GOAL: Set out every line bearing the string "that".

INFORMATION SHOWN:
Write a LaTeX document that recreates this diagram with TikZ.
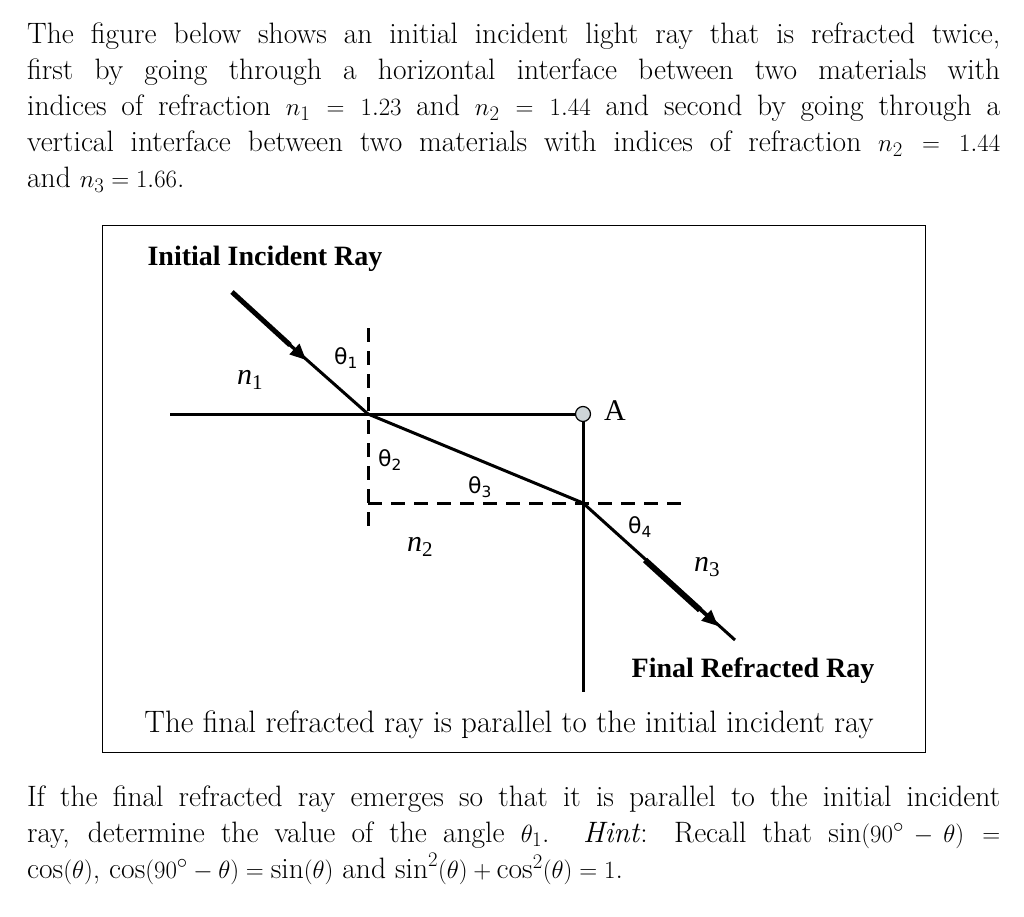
\documentclass[tikz,border=0pt]{standalone}
\usepackage{fontspec}
\newfontfamily\tms{Liberation Serif}
\newfontfamily\sns{DejaVu Sans}
\usetikzlibrary{arrows.meta}
\begin{document}
\begin{tikzpicture}[x=1pt,y=-1pt,
  txt/.style={anchor=base west,inner sep=0pt,font=\fontsize{29.5}{36}\selectfont},
  lab/.style={inner sep=0pt,font=\tms\fontsize{30}{34}\selectfont},
  ang/.style={inner sep=0pt,font=\sns\fontsize{22}{26}\selectfont},
  ray/.style={line width=3pt},
  dsh/.style={line width=3pt,dash pattern=on 14pt off 9pt}]
\useasboundingbox (0,0) rectangle (1024,917);
\node[txt] (l1) at (27,44) {\makebox[973pt][s]{The figure below shows an initial incident light ray that is refracted twice,}};
\node[txt] (l2) at (27,80) {\makebox[973pt][s]{first by going through a horizontal interface between two materials with}};
\node[txt] (l3) at (27,116) {\makebox[973pt][s]{indices of refraction $n_1=1.23$ and $n_2=1.44$ and second by going through a}};
\node[txt] (l4) at (27,152) {\makebox[973pt][s]{vertical interface between two materials with indices of refraction $n_2=1.44$}};
\node[txt] (l5) at (27,188) {and $n_3=1.66$.};
\node[txt] (b1) at (27,806) {\makebox[973pt][s]{If the final refracted ray emerges so that it is parallel to the initial incident}};
\node[txt] (b2) at (27,842) {\makebox[973pt][s]{ray, determine the value of the angle $\theta_1$. \textit{Hint}: Recall that $\sin(90^\circ-\theta)=$}};
\node[txt] (b3) at (27,878) {$\cos(\theta)$, $\cos(90^\circ-\theta)=\sin(\theta)$ and $\sin^2(\theta)+\cos^2(\theta)=1$.};
\draw[line width=1pt] (102,226) rectangle (925,752);
% interfaces
\coordinate (h0) at (170,414);
\coordinate (P) at (368,414);
\coordinate (A) at (583,414);
\coordinate (Q) at (583,503);
\coordinate (vb) at (583,692);
\draw[ray] (h0) -- (A);
\draw[ray] (A) -- (vb);
\draw[dsh] (368,328) -- (368,530);
\draw[dsh] (368,503) -- (690,503);
\node[circle,draw,line width=1.2pt,fill=cyan!15!gray!40,minimum size=15pt,inner sep=0pt] (Ac) at (A) {};
\node[lab,anchor=west] (Al) at (604,411) {A};
% rays
\coordinate (s) at (232,292);
\coordinate (e) at (735,640);
\draw[line width=5pt] (s) -- (290,345);
\draw[ray] (290,345) -- (P);
\draw[-{Triangle[length=16pt,width=14pt]},line width=3pt] (285,340) -- (306,360);
\draw[ray] (P) -- (Q);
\draw[ray] (Q) -- (e);
\draw[line width=6pt] (645,560) -- (700,610);
\draw[-{Triangle[length=16pt,width=14pt]},line width=3pt] (695,605) -- (718,626);
% labels
\node[lab,font=\tms\bfseries\fontsize{28}{32}\selectfont] (ir) at (265,259) {Initial Incident Ray};
\node[lab,font=\tms\bfseries\fontsize{28}{32}\selectfont] (fr) at (753,671) {Final Refracted Ray};
\node[inner sep=0pt,font=\fontsize{31}{36}\selectfont] (cap) at (509,725) {The final refracted ray is parallel to the initial incident ray};
\node[ang] (t1) at (346,358) {θ\textsubscript{1}};
\node[ang] (t2) at (390,460) {θ\textsubscript{2}};
\node[ang] (t3) at (480,487) {θ\textsubscript{3}};
\node[ang] (t4) at (640,527) {θ\textsubscript{4}};
\node[lab] (n1) at (250,380) {\textit{n}\textsubscript{1}};
\node[lab] (n2) at (420,547) {\textit{n}\textsubscript{2}};
\node[lab] (n3) at (707,567) {\textit{n}\textsubscript{3}};
\end{tikzpicture}
\end{document}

CORRECT OUTPUT:
Write a LaTeX document that recreates this diagram with TikZ.
\node[txt] (l1) at (27,44) {\makebox[973pt][s]{The figure below shows an initial incident light ray that is refracted twice,}};
\node[txt] (b1) at (27,806) {\makebox[973pt][s]{If the final refracted ray emerges so that it is parallel to the initial incident}};
\node[txt] (b2) at (27,842) {\makebox[973pt][s]{ray, determine the value of the angle $\theta_1$. \textit{Hint}: Recall that $\sin(90^\circ-\theta)=$}};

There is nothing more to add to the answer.